The Superfund site that encompasses the tunnel and surrounding area is managed by the Environmental Protection Agency. In 2003, the EPA suggested decommissioning the tunnel, said Bill Murray, regional director of the Superfund remedial program. The plan called for inserting plugs to prevent a blowout, then pumping out the water and piping it to the reclamation plant for treatment.
But for the next several years nothing happened as the EPA, Bureau of Reclamation and state argued over who should be responsible for treating the contaminated water.
Last year, the water treatment plant manager, Brad Littlepage, said he saw signs that the situation inside the tunnel was worsening. Littlepage -- who emphasized he was not speaking on behalf of his employer -- said that when Bureau of Reclamation officials didn’t respond, he took his concerns to the county, which began taking a closer look at the tunnel.
A spokesman for the bureau said it understood Littlepage’s concerns but disagreed with his assessment that the situation had become urgent.
Then in November the EPA sent a letter to the Bureau of Reclamation in which it characterized a catastrophic release of water as “likely at some point.” The EPA doesn’t have a formal study indicating how high or low that risk is, according to officials.
On Feb. 13, Lake County commissioners declared a state of emergency.
The mayor of Leadville, Bud Elliott, calls the county’s declaration irresponsible.
Soon after the news broke, he said, the town’s insurance carrier told him it plans to cancel Leadville’s liability insurance when it expires in April, despite the fact that the town is not in the direct path of a flood.
“What happens if one of our police cars gets in a traffic accident? What if you slip and fall on the stairs coming up to our office? Can we have a parade anymore?” said Elliott, who also worries about the declaration’s effect on tourism.
Commissioner Mike Hickman defended the decision. “When one federal agency is telling another federal agency there is a substantial possibility of an environmental catastrophe, I’m not sure how much time you have before you make the decision,” he said.
In the 10 days since the declaration, federal agencies have reacted with a flurry of activity, agreeing that they will find a long-term solution. Until then, they’ve agreed to a $1.5-million, short-term fix in which the EPA will install a well in the tunnel and pump out water, which the Bureau of Reclamation will treat before discharging it into the river. Officials said it could take up to three months to implement that plan.

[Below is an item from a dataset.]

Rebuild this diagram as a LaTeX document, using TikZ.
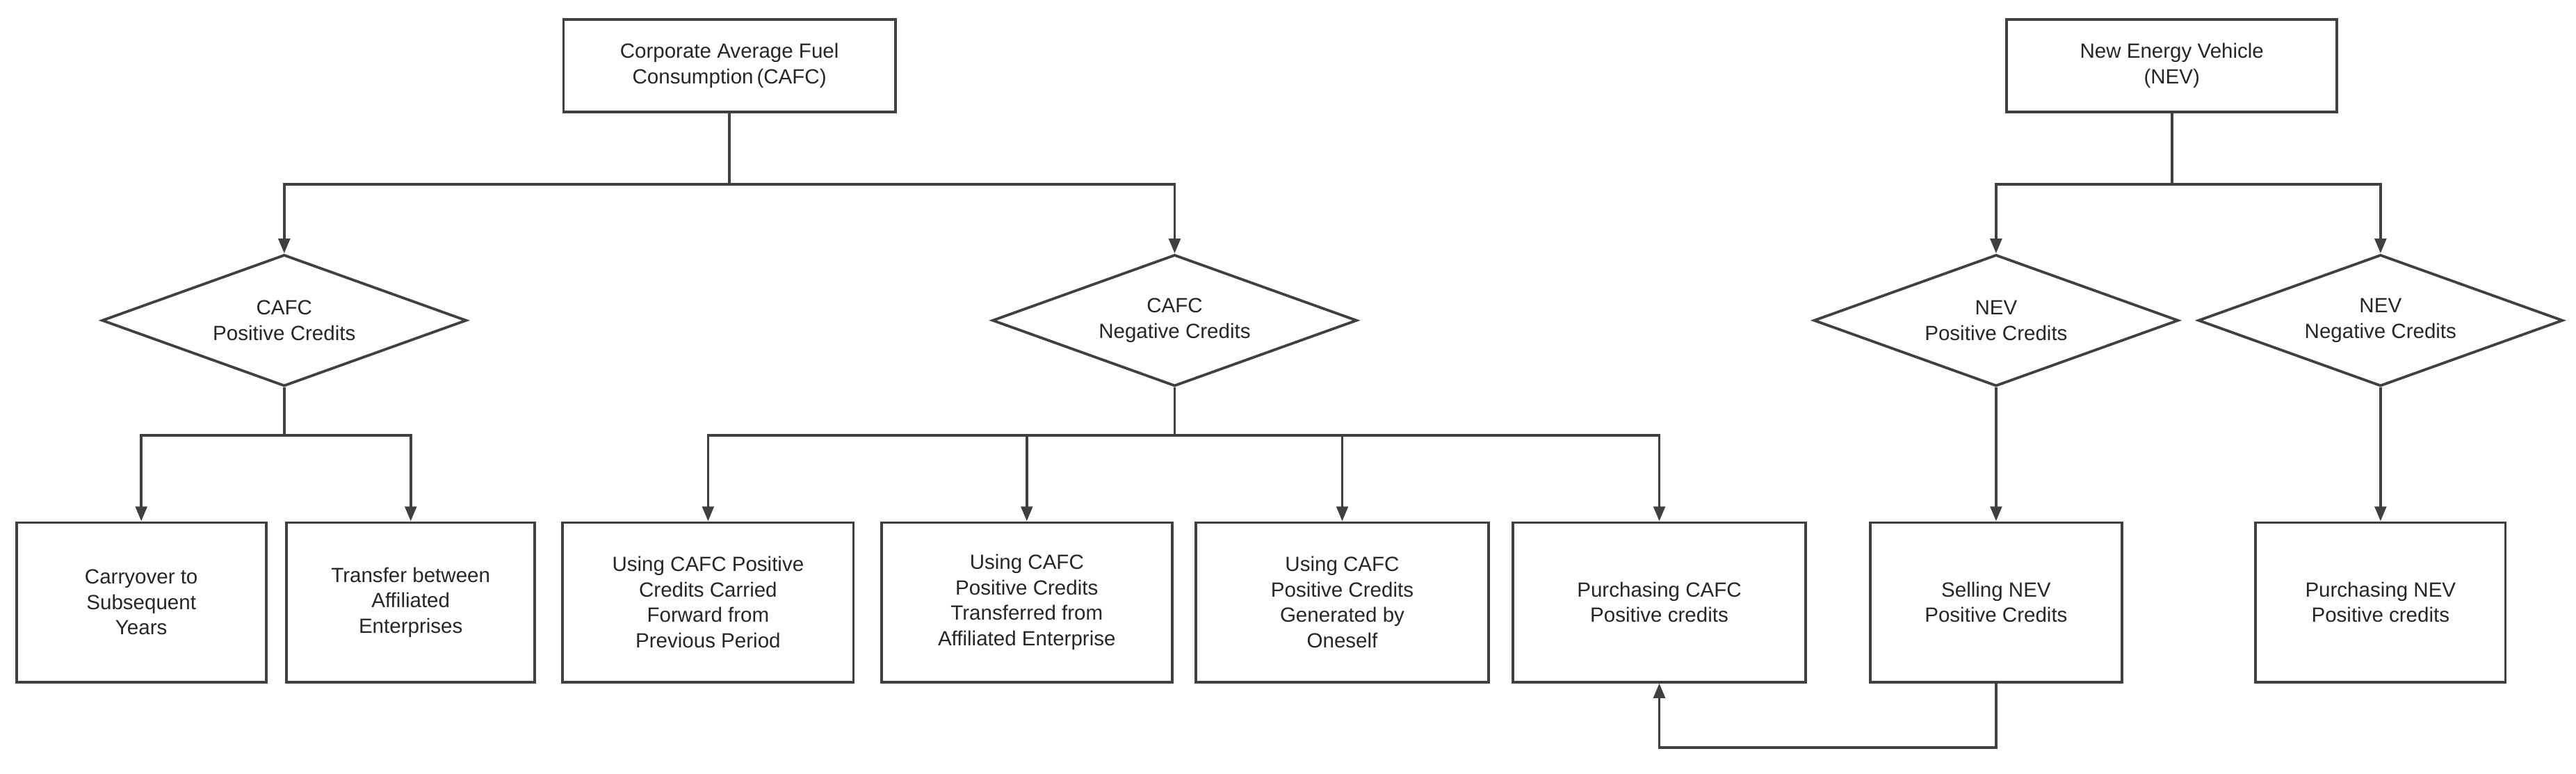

Until then, everyone wants to know: Will the tunnel hold?
If it blows, the 300 people who live in the Village at East Fork trailer park would be in peril. So would the health of the Arkansas River, a source of drinking water for many cities downstream.
On Friday, the Bureau of Reclamation tested its emergency sirens posted around the tunnel. Residents lined the icy gravel roads at the foot of the tunnel to listen and talk.
Three months might seem fast to the government, they said, but they’re the ones who have to live here.
“We’d like to see some action, please,” said Juan Mandonado, 64, who has felt uneasy ever since he heard the news of the emergency. “You don’t know. Should we pack up and leave? Where do you go?”
If they stay, he worries for his wife, who is partially disabled. If he wasn’t home, he wonders, who would help her escape?
“This is ridiculous,” Emily Medina, 56, a housekeeper, told Littlepage, who was there on his day off. “They should get us out now.”
Whoo-ooo, wailed the siren.
Between blasts, a taped message gave instructions.
“Evacuate immediately,” a female voice intoned. “There is a flood coming.”